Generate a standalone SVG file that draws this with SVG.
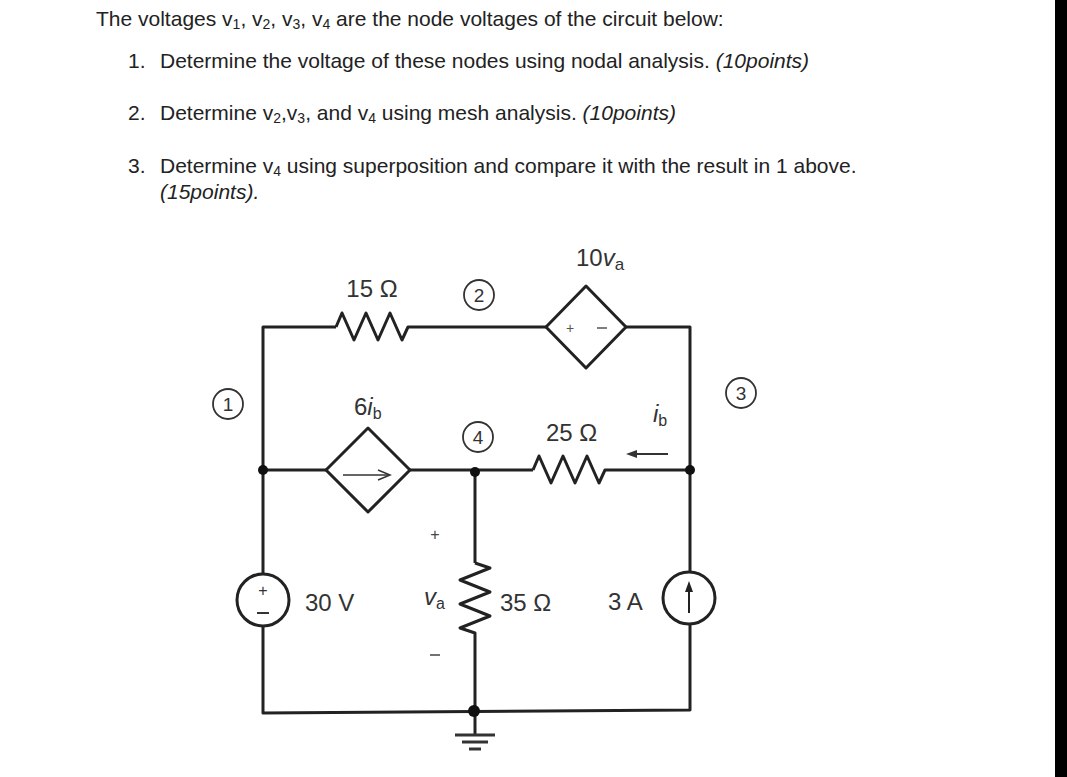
<svg xmlns="http://www.w3.org/2000/svg" width="1067" height="777" viewBox="0 0 1067 777">
<style>
.t{font-family:"Liberation Sans",Arial,sans-serif;font-size:21px;fill:#222}
.s{font-size:14px}
.c{font-family:"Liberation Sans",Arial,sans-serif;font-size:24px;fill:#333}
.w{fill:none;stroke:#222;stroke-width:3;stroke-linejoin:round}
.n{fill:none;stroke:#333;stroke-width:1.8}
.nl{font-family:"Liberation Sans",Arial,sans-serif;font-size:19px;fill:#333;text-anchor:middle}
.i{font-style:italic}
</style>
<rect width="1067" height="777" fill="#fff"/>
<rect x="1055" y="0" width="12" height="777" fill="#000"/>
<g id="text">
<text class="t" x="96" y="26">The voltages v<tspan class="s" dy="3">1</tspan><tspan dy="-3">, v</tspan><tspan class="s" dy="3">2</tspan><tspan dy="-3">, v</tspan><tspan class="s" dy="3">3</tspan><tspan dy="-3">, v</tspan><tspan class="s" dy="3">4</tspan><tspan dy="-3"> are the node voltages of the circuit below:</tspan></text>
<text class="t" x="128" y="68">1.</text>
<text class="t" x="160" y="68">Determine the voltage of these nodes using nodal analysis. <tspan class="i">(10points)</tspan></text>
<text class="t" x="128" y="120">2.</text>
<text class="t" x="160" y="120">Determine v<tspan class="s" dy="3">2</tspan><tspan dy="-3">,v</tspan><tspan class="s" dy="3">3</tspan><tspan dy="-3">, and v</tspan><tspan class="s" dy="3">4</tspan><tspan dy="-3"> using mesh analysis. </tspan><tspan class="i">(10points)</tspan></text>
<text class="t" x="128" y="173">3.</text>
<text class="t" x="160" y="173">Determine v<tspan class="s" dy="3">4</tspan><tspan dy="-3"> using superposition and compare it with the result in 1 above.</tspan></text>
<text class="t i" x="160" y="199">(15points).</text>
</g>
<g id="connectors">
<polyline class="w" points="263,575 263,327 336,327"/>
<polyline class="w" points="336,327 342,313 354,340 366,313 378,340 390,313 402,340 408,327 546,327"/>
<polyline class="w" points="626,327 690,327 690,571"/>
<polyline class="w" points="263,470 326,470"/>
<polyline class="w" points="410,470 533,470"/>
<polyline class="w" points="533,470 539,456 551,483 563,456 575,483 587,456 599,483 605,470 690,470"/>
<polyline class="w" points="475,470 475,563"/>
<polyline class="w" points="475,563 490,568 460,580 490,592 460,604 490,616 460,628 475,633 475,712"/>
<polyline class="w" points="263,626 263,713 690,710 690,625"/>
<line class="w" x1="475" y1="712" x2="475" y2="735"/>
<line x1="455" y1="735" x2="495" y2="735" stroke="#333" stroke-width="3"/>
<line x1="462" y1="742" x2="488" y2="742" stroke="#333" stroke-width="3"/>
<line x1="469" y1="749" x2="481" y2="749" stroke="#333" stroke-width="3"/>
<circle cx="263" cy="470" r="5" fill="#111"/>
<circle cx="475" cy="472" r="5" fill="#111"/>
<circle cx="690" cy="470" r="5" fill="#111"/>
<circle cx="474" cy="711" r="6" fill="#111"/>
</g>
<g id="r15"><text class="c" x="372" y="297" text-anchor="middle">15 Ω</text></g>
<g id="dep-v">
<polygon class="w" points="546,327 586,286 626,327 586,368"/>
<text x="570" y="333" font-family="Liberation Sans,sans-serif" font-size="14" fill="#555" text-anchor="middle">+</text>
<line x1="597" y1="328" x2="607" y2="328" stroke="#555" stroke-width="1.5"/>
<text class="c" x="576" y="266" font-family="Liberation Serif,serif">10<tspan class="i">v</tspan><tspan font-size="17" dy="4">a</tspan></text>
</g>
<g id="dep-i">
<polygon class="w" points="326,470 368,428 410,470 368,512"/>
<line x1="343" y1="475" x2="388" y2="475" stroke="#333" stroke-width="1.5"/>
<polyline points="378,470 390,475 378,480" fill="none" stroke="#333" stroke-width="1.5"/>
<text class="c" x="354" y="415">6<tspan class="i">i</tspan><tspan font-size="16" dy="4">b</tspan></text>
</g>
<g id="r25">
<text class="c" x="546" y="441">25 Ω</text>
<text class="c" x="653" y="422"><tspan class="i">i</tspan><tspan font-size="16" dy="4">b</tspan></text>
<line x1="632" y1="454" x2="668" y2="454" stroke="#333" stroke-width="2"/>
<polygon points="626,454 637,450 637,458" fill="#333"/>
</g>
<g id="vs30">
<circle class="w" cx="263" cy="600" r="26"/>
<text x="263" y="596" font-family="Liberation Sans,sans-serif" font-size="16" fill="#333" text-anchor="middle">+</text>
<line x1="257" y1="613" x2="269" y2="613" stroke="#333" stroke-width="2"/>
<text class="c" x="305" y="611">30 V</text>
</g>
<g id="r35">
<text x="435" y="540" font-family="Liberation Sans,sans-serif" font-size="16" fill="#444" text-anchor="middle">+</text>
<text class="c i" x="424" y="605" font-family="Liberation Serif,serif">v<tspan font-size="16" dy="4" font-style="normal">a</tspan></text>
<line x1="430" y1="655" x2="440" y2="655" stroke="#444" stroke-width="1.5"/>
<text class="c" x="500" y="611">35 Ω</text>
</g>
<g id="is3">
<circle class="w" cx="689" cy="598" r="26"/>
<line x1="689" y1="613" x2="689" y2="587" stroke="#222" stroke-width="2"/>
<polygon points="689,581 685,592 693,592" fill="#222"/>
<text class="c" x="608" y="610">3 A</text>
</g>
<g id="node1"><circle class="n" cx="228" cy="404" r="15"/><text class="nl" x="228" y="411">1</text></g>
<g id="node2"><circle class="n" cx="479" cy="295" r="15"/><text class="nl" x="479" y="302">2</text></g>
<g id="node3"><circle class="n" cx="741" cy="393" r="15"/><text class="nl" x="741" y="400">3</text></g>
<g id="node4"><circle class="n" cx="478" cy="437" r="15"/><text class="nl" x="478" y="444">4</text></g>
</svg>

### Do this
Omit the pictures and give the material again, exactly and in full.

### Complete answer
Generate a standalone SVG file that draws this with SVG.
<svg xmlns="http://www.w3.org/2000/svg" width="1067" height="777" viewBox="0 0 1067 777">
<style>
.t{font-family:"Liberation Sans",Arial,sans-serif;font-size:21px;fill:#222}
.s{font-size:14px}
.c{font-family:"Liberation Sans",Arial,sans-serif;font-size:24px;fill:#333}
.w{fill:none;stroke:#222;stroke-width:3;stroke-linejoin:round}
.n{fill:none;stroke:#333;stroke-width:1.8}
.nl{font-family:"Liberation Sans",Arial,sans-serif;font-size:19px;fill:#333;text-anchor:middle}
.i{font-style:italic}
</style>
<rect width="1067" height="777" fill="#fff"/>
<rect x="1055" y="0" width="12" height="777" fill="#000"/>
<g id="text">
<text class="t" x="96" y="26">The voltages v<tspan class="s" dy="3">1</tspan><tspan dy="-3">, v</tspan><tspan class="s" dy="3">2</tspan><tspan dy="-3">, v</tspan><tspan class="s" dy="3">3</tspan><tspan dy="-3">, v</tspan><tspan class="s" dy="3">4</tspan><tspan dy="-3"> are the node voltages of the circuit below:</tspan></text>
<text class="t" x="128" y="68">1.</text>
<text class="t" x="160" y="68">Determine the voltage of these nodes using nodal analysis. <tspan class="i">(10points)</tspan></text>
<text class="t" x="128" y="120">2.</text>
<text class="t" x="160" y="120">Determine v<tspan class="s" dy="3">2</tspan><tspan dy="-3">,v</tspan><tspan class="s" dy="3">3</tspan><tspan dy="-3">, and v</tspan><tspan class="s" dy="3">4</tspan><tspan dy="-3"> using mesh analysis. </tspan><tspan class="i">(10points)</tspan></text>
<text class="t" x="128" y="173">3.</text>
<text class="t" x="160" y="173">Determine v<tspan class="s" dy="3">4</tspan><tspan dy="-3"> using superposition and compare it with the result in 1 above.</tspan></text>
<text class="t i" x="160" y="199">(15points).</text>
</g>
<g id="connectors">
<polyline class="w" points="263,575 263,327 336,327"/>
<polyline class="w" points="336,327 342,313 354,340 366,313 378,340 390,313 402,340 408,327 546,327"/>
<polyline class="w" points="626,327 690,327 690,571"/>
<polyline class="w" points="263,470 326,470"/>
<polyline class="w" points="410,470 533,470"/>
<polyline class="w" points="533,470 539,456 551,483 563,456 575,483 587,456 599,483 605,470 690,470"/>
<polyline class="w" points="475,470 475,563"/>
<polyline class="w" points="475,563 490,568 460,580 490,592 460,604 490,616 460,628 475,633 475,712"/>
<polyline class="w" points="263,626 263,713 690,710 690,625"/>
<line class="w" x1="475" y1="712" x2="475" y2="735"/>
<line x1="455" y1="735" x2="495" y2="735" stroke="#333" stroke-width="3"/>
<line x1="462" y1="742" x2="488" y2="742" stroke="#333" stroke-width="3"/>
<line x1="469" y1="749" x2="481" y2="749" stroke="#333" stroke-width="3"/>
<circle cx="263" cy="470" r="5" fill="#111"/>
<circle cx="475" cy="472" r="5" fill="#111"/>
<circle cx="690" cy="470" r="5" fill="#111"/>
<circle cx="474" cy="711" r="6" fill="#111"/>
</g>
<g id="r15"><text class="c" x="372" y="297" text-anchor="middle">15 Ω</text></g>
<g id="dep-v">
<polygon class="w" points="546,327 586,286 626,327 586,368"/>
<text x="570" y="333" font-family="Liberation Sans,sans-serif" font-size="14" fill="#555" text-anchor="middle">+</text>
<line x1="597" y1="328" x2="607" y2="328" stroke="#555" stroke-width="1.5"/>
<text class="c" x="576" y="266" font-family="Liberation Serif,serif">10<tspan class="i">v</tspan><tspan font-size="17" dy="4">a</tspan></text>
</g>
<g id="dep-i">
<polygon class="w" points="326,470 368,428 410,470 368,512"/>
<line x1="343" y1="475" x2="388" y2="475" stroke="#333" stroke-width="1.5"/>
<polyline points="378,470 390,475 378,480" fill="none" stroke="#333" stroke-width="1.5"/>
<text class="c" x="354" y="415">6<tspan class="i">i</tspan><tspan font-size="16" dy="4">b</tspan></text>
</g>
<g id="r25">
<text class="c" x="546" y="441">25 Ω</text>
<text class="c" x="653" y="422"><tspan class="i">i</tspan><tspan font-size="16" dy="4">b</tspan></text>
<line x1="632" y1="454" x2="668" y2="454" stroke="#333" stroke-width="2"/>
<polygon points="626,454 637,450 637,458" fill="#333"/>
</g>
<g id="vs30">
<circle class="w" cx="263" cy="600" r="26"/>
<text x="263" y="596" font-family="Liberation Sans,sans-serif" font-size="16" fill="#333" text-anchor="middle">+</text>
<line x1="257" y1="613" x2="269" y2="613" stroke="#333" stroke-width="2"/>
<text class="c" x="305" y="611">30 V</text>
</g>
<g id="r35">
<text x="435" y="540" font-family="Liberation Sans,sans-serif" font-size="16" fill="#444" text-anchor="middle">+</text>
<text class="c i" x="424" y="605" font-family="Liberation Serif,serif">v<tspan font-size="16" dy="4" font-style="normal">a</tspan></text>
<line x1="430" y1="655" x2="440" y2="655" stroke="#444" stroke-width="1.5"/>
<text class="c" x="500" y="611">35 Ω</text>
</g>
<g id="is3">
<circle class="w" cx="689" cy="598" r="26"/>
<line x1="689" y1="613" x2="689" y2="587" stroke="#222" stroke-width="2"/>
<polygon points="689,581 685,592 693,592" fill="#222"/>
<text class="c" x="608" y="610">3 A</text>
</g>
<g id="node1"><circle class="n" cx="228" cy="404" r="15"/><text class="nl" x="228" y="411">1</text></g>
<g id="node2"><circle class="n" cx="479" cy="295" r="15"/><text class="nl" x="479" y="302">2</text></g>
<g id="node3"><circle class="n" cx="741" cy="393" r="15"/><text class="nl" x="741" y="400">3</text></g>
<g id="node4"><circle class="n" cx="478" cy="437" r="15"/><text class="nl" x="478" y="444">4</text></g>
</svg>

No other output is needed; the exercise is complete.